But I feel a bit like Nicholas and Sheryl when they describe how they reported on a dissident in China and it made front-page news, but "when 100,000 girls were routinely kidnapped and trafficked into brothels, we didn't even consider it news...we slip at covering events that happen every day--such as the quotidian cruelities inflicted on women and girls." (p. xiv) "Quotidian cruelities" were what the prophets warned the people about and Jesus came to heal.

Do we care? Can be generate as much emotion over the existence of such poverty and neglect of the most vulnerable in our world? Do we care enough to hear about it? Pray about it? Do something about it?

I was cleaning a book shelf this summer and saw an old copy of Walter Rauschenbusch's, A Theology for the Social Gospel (copyrighted 1917). I opened it and came to a story he told about a Mennonite farmer whose milk was flagged because it had contaminates in it due to careless practices on his part. The farmer swore, which is a no-no in the Mennonite community, and was publicly chastised for swearing by the faith community. But they made no mention of his carelessness in potentially causing children who drank milk to get sick from his contaminated milk.

Rauschenbusch suggested that the faith community should tell the farmer to settle his sin of swearing before God but that he be excluded from the voting community until he gets his practices in producing milk back into a healthy and ethical level. The social impact of his milking practices far exceeded his personal problem with swearing and yet the faith community didn't care about the greater problem of children getting sick.

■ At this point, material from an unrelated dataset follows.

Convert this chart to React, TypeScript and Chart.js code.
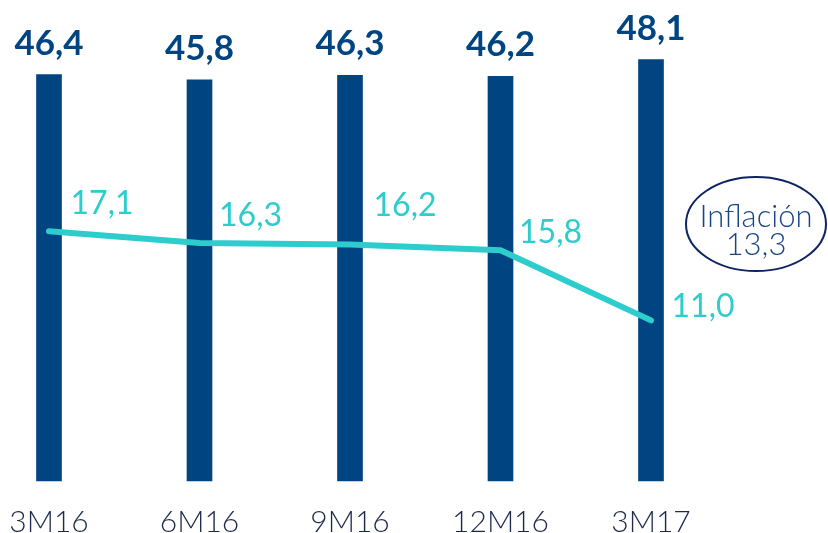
import React, { useEffect, useRef } from "react";
import { Chart, registerables } from "chart.js";

Chart.register(...registerables);

const categories = ["3M16", "6M16", "9M16", "12M16", "3M17"];
const barValues = [46.4, 45.8, 46.3, 46.2, 48.1];
const lineValues = [17.1, 16.3, 16.2, 15.8, 11.0];
const inflationLabel = "Inflación";
const inflationValue = 13.3;

const NAVY = "#004481";
const AQUA = "#2dcccd";
const FONT = "Lato, 'Open Sans', sans-serif";

const fmt = (v: number) => v.toFixed(1).replace(".", ",");

// label offsets (style only) for the line labels
const lineLabelOffsets = [
  [53, -17],
  [51, -17],
  [55, -28],
  [50, -7],
  [52, -3],
];

const labelsPlugin = {
  id: "labelsPlugin",
  afterDraw(chart: any) {
    const ctx = chart.ctx;
    const xs = chart.scales.x;
    ctx.save();
    // bar value labels
    const barMeta = chart.getDatasetMeta(0);
    ctx.font = `bold 35px ${FONT}`;
    ctx.fillStyle = NAVY;
    ctx.textAlign = "center";
    ctx.textBaseline = "alphabetic";
    barMeta.data.forEach((el: any, i: number) => {
      ctx.fillText(fmt(barValues[i]), el.x, el.y - 20);
    });
    // line labels
    const lineMeta = chart.getDatasetMeta(1);
    ctx.font = `normal 32px ${FONT}`;
    ctx.fillStyle = AQUA;
    lineMeta.data.forEach((el: any, i: number) => {
      const [dx, dy] = lineLabelOffsets[i];
      ctx.fillText(fmt(lineValues[i]), el.x + dx, el.y + dy);
    });
    // category labels
    ctx.font = `300 30px ${FONT}`;
    ctx.fillStyle = "#1d2a4c";
    categories.forEach((c, i) => {
      ctx.fillText(c, xs.getPixelForValue(i), 532);
    });
    // inflation ellipse
    const cx = 756;
    const cy = 224;
    ctx.beginPath();
    ctx.ellipse(cx, cy, 70, 47, 0, 0, Math.PI * 2);
    ctx.lineWidth = 2;
    ctx.strokeStyle = "#0c2364";
    ctx.stroke();
    ctx.font = `300 31px ${FONT}`;
    ctx.fillStyle = "#1a4585";
    ctx.fillText(inflationLabel, cx, 227);
    ctx.fillText(fmt(inflationValue), cx, 255);
    ctx.restore();
  },
};

export default function App() {
  const ref = useRef<HTMLCanvasElement | null>(null);
  useEffect(() => {
    if (!ref.current) return;
    const chart = new Chart(ref.current, {
      type: "bar",
      data: {
        labels: categories,
        datasets: [
          {
            type: "bar",
            data: barValues,
            backgroundColor: NAVY,
            barThickness: 25,
            yAxisID: "y",
            order: 2,
            clip: false as any,
          },
          {
            type: "line",
            data: lineValues,
            borderColor: AQUA,
            borderWidth: 6,
            pointRadius: 0,
            tension: 0,
            borderCapStyle: "round",
            borderJoinStyle: "round",
            yAxisID: "y2",
            order: 1,
            clip: false as any,
          } as any,
        ],
      },
      options: {
        responsive: false,
        animation: false,
        maintainAspectRatio: false,
        layout: { padding: { left: 49, right: 177, top: 43, bottom: 52 } },
        plugins: { legend: { display: false }, tooltip: { enabled: false } },
        scales: {
          x: { display: false, offset: false },
          y: { display: false, min: 0, max: 50 },
          y2: { display: false, min: 0, max: 30 },
        },
      },
      plugins: [labelsPlugin],
    });
    return () => chart.destroy();
  }, []);
  return (
    <div style={{ position: "fixed", left: 0, top: 0, width: 828, height: 533, background: "#fff" }}>
      <canvas ref={ref} width={828} height={533} style={{ display: "block" }} />
    </div>
  );
}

It seems like we become so emotional and focused on certain things without noticing the huge ethical infractions that our own living creates.

Do we care? Why don't we care?

WDYT?

(I'm betting I don't have 52 comments!)

24 comments:

Heather E. said...

Well, you will get a comment from me! I am saddened that we devote so much energy, condemnation, and paralyzing antipathy on both the issue of homosexuality and toward those who are homosexual. It is completely out of balance and almost a diversion (way to avoid) the deeper issues we face as human beings. It goes beyond the terms least, lost and left behind. What is done to many of God's children is horrific and destructive in ways that are far worse than death. Yet, we look the other way, throw up our hands, send a bit of cash, or pretend that the reports are false or exaggerated. A life is lost, a body and spirit tortured - and yet we claim to be the people of God, who love as Jesus loves. Sigh

Sara said...

To focus on the issue of women's health you presented, a recent article I read informed me that there are 107 million women "missing" from statistics. No, these women aren't wandering around the Sahara, these are women who have been killed -- either through female-spousal murders, starvation, selective abortions, bride burnings, trafficking-related murders, maternal mortality, infant mortality, etc. This statistic means that there are 107 million more men in the world right now than women! Astonishing!

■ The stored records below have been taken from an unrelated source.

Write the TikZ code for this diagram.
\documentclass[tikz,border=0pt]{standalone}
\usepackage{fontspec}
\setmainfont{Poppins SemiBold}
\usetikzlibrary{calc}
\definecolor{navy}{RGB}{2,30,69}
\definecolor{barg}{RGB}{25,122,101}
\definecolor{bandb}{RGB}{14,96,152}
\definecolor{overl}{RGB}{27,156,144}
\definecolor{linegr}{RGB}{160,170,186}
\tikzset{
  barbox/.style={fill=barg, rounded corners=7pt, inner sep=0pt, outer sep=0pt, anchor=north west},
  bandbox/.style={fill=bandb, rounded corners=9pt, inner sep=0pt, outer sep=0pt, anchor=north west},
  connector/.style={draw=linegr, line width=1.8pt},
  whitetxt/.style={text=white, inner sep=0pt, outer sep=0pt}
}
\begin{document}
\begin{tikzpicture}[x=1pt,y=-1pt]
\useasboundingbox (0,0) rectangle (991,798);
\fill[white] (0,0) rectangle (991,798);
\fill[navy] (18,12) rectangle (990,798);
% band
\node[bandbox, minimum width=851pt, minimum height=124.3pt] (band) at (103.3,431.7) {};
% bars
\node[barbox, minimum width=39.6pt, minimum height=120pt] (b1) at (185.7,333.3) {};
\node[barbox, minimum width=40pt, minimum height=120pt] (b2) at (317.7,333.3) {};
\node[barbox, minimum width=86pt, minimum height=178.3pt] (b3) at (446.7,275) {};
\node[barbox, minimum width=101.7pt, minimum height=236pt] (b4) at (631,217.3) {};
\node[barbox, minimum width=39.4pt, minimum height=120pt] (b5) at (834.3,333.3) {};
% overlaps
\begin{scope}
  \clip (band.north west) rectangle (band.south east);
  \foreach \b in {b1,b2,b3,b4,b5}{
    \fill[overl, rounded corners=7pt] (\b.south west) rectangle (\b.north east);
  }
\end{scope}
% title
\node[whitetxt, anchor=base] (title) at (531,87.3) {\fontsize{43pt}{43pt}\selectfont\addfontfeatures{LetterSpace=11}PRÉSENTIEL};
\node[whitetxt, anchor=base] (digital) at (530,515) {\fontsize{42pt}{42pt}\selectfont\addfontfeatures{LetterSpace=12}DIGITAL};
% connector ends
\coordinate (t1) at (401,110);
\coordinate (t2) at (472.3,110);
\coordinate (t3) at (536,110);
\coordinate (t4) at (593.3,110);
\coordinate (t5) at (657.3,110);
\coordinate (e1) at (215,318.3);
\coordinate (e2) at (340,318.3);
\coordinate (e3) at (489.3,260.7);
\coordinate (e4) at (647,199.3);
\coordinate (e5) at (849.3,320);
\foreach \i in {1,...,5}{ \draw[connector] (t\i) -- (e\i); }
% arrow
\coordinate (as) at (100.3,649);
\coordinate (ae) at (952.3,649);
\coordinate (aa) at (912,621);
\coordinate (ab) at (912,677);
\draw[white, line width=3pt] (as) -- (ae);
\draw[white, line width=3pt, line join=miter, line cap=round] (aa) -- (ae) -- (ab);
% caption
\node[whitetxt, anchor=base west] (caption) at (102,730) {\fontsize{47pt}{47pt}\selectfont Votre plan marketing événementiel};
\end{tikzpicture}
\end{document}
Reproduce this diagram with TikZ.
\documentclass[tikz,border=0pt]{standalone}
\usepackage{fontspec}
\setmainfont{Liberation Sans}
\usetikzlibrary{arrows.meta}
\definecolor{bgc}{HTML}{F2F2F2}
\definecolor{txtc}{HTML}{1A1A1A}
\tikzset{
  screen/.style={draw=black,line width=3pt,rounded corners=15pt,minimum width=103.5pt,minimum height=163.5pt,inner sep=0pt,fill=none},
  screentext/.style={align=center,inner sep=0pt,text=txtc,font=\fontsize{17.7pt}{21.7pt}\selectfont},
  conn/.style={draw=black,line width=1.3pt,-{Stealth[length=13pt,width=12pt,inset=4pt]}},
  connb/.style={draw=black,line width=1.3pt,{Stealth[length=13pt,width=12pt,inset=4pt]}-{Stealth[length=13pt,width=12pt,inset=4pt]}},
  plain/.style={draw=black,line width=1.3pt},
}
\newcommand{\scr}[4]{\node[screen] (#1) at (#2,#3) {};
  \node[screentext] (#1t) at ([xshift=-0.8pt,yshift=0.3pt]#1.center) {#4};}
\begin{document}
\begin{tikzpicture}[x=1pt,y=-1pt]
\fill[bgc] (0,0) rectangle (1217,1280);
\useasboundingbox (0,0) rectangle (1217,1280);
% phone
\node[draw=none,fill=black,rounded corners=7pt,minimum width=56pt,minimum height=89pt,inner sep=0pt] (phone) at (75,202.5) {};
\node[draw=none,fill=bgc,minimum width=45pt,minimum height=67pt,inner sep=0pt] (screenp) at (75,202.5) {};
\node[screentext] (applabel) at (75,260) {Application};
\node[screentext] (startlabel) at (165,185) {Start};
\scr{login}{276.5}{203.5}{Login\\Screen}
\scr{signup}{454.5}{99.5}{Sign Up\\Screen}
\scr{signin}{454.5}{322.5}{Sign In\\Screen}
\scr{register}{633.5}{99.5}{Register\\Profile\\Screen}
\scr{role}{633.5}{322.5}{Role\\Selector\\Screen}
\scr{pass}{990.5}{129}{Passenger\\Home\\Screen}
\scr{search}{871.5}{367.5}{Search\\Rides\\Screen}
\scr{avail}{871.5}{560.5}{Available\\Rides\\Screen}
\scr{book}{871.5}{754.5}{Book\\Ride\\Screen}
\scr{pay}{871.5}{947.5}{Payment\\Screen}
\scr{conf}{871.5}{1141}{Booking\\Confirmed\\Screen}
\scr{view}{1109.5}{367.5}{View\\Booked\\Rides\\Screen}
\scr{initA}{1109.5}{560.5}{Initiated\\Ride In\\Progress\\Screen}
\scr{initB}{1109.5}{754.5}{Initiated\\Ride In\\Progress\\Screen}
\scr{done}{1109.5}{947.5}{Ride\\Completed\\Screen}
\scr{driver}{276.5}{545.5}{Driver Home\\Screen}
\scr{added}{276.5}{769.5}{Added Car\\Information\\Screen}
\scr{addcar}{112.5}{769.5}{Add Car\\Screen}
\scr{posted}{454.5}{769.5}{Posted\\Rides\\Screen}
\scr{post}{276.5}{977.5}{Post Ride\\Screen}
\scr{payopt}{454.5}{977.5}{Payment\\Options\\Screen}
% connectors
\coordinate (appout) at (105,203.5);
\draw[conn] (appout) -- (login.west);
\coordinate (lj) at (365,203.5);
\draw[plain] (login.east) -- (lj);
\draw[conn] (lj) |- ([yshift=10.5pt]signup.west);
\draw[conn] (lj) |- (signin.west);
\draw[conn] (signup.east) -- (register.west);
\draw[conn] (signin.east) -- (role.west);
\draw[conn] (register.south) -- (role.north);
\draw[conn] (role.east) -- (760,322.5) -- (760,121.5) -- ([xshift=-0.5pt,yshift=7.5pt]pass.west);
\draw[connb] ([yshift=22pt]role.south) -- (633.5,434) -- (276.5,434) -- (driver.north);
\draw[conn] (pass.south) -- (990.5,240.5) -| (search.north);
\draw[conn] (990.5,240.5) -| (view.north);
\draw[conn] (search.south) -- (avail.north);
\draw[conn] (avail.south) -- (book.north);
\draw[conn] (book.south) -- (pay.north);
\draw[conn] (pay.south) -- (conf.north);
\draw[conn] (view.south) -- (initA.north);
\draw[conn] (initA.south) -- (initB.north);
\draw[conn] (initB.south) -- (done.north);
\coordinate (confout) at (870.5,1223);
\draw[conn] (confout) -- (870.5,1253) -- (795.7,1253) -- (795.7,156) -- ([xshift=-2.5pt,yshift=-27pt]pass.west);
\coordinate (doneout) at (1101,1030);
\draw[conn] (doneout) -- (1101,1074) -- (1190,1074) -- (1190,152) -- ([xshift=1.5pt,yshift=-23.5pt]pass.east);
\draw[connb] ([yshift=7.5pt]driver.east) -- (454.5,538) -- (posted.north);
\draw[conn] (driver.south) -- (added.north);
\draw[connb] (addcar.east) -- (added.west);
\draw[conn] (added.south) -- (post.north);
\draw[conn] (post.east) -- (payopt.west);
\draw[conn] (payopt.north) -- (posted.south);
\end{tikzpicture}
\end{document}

I am currently taking a class on "Third World Women" (the term "third world" is an issue unto itself, but does not undercut the atrocities that are still happening in these countries AND GLOBALLY), that is all about the tragic way that women are simply overlooked. Hot button issues may be fashionably easy to respond to, but how can we begin to respond (really, MEANINGFULLY) to statistics dealing with women and children globally? How can we teach love and compassion without addressing these statistics?

Thanks for your post, Sally.

Clay Oglesbee said...

"One day, as we were going to a place of prayer,we met a slave girl...(who) brought her owners a great deal of money..."(Acts 16:16). What Paul and Silas, as representative Christians, did for the enslaved woman was to "de-commodify" her by exorcising the spirit that made her a profitable possession. What they received, as representative Christians, from the disappointed "owners" of the woman was a jail cell and a flogging.

You cannot do a representative Christian act of releasing human beings from slavery (of whatever kind)without annoying the powers, their dogs, and their demons.

So measures of Christian effectivness in the 21st century might be: numbers of exorcisms, numbers of liberations, numbers of nights in a cell, numbers of floggings, numbers of days we fasted for the poor, numbers of hours we spent begging for justice, numbers of tears for others, numbers of times we've howled at the way things are for the poor of the earth, for women and children.

Marj said...

As a child, I was required to go to bed at a certain time, even though I couldn't fall asleep for sereral hours. During those hours I used to look out my bedroom window and see the stars, moon and planets and contemplate that other people in other continents were seeing the same astros and that people way back in time--Jesus, even--had seen the same astros. This realization became my earliest memory of experiencing what I consider to be the meaning of spirituality--that we are all inter-connected by something greater than ourselves. Like the wind blowing across the earth at the beginning of creation, which is the breath of life that animates our bodies--there is something greater than ourselves of which we are all a part and through which we are all connected. To me, that's fundamental, so, if you want to call me a fundamentalist in that sense, I won't object.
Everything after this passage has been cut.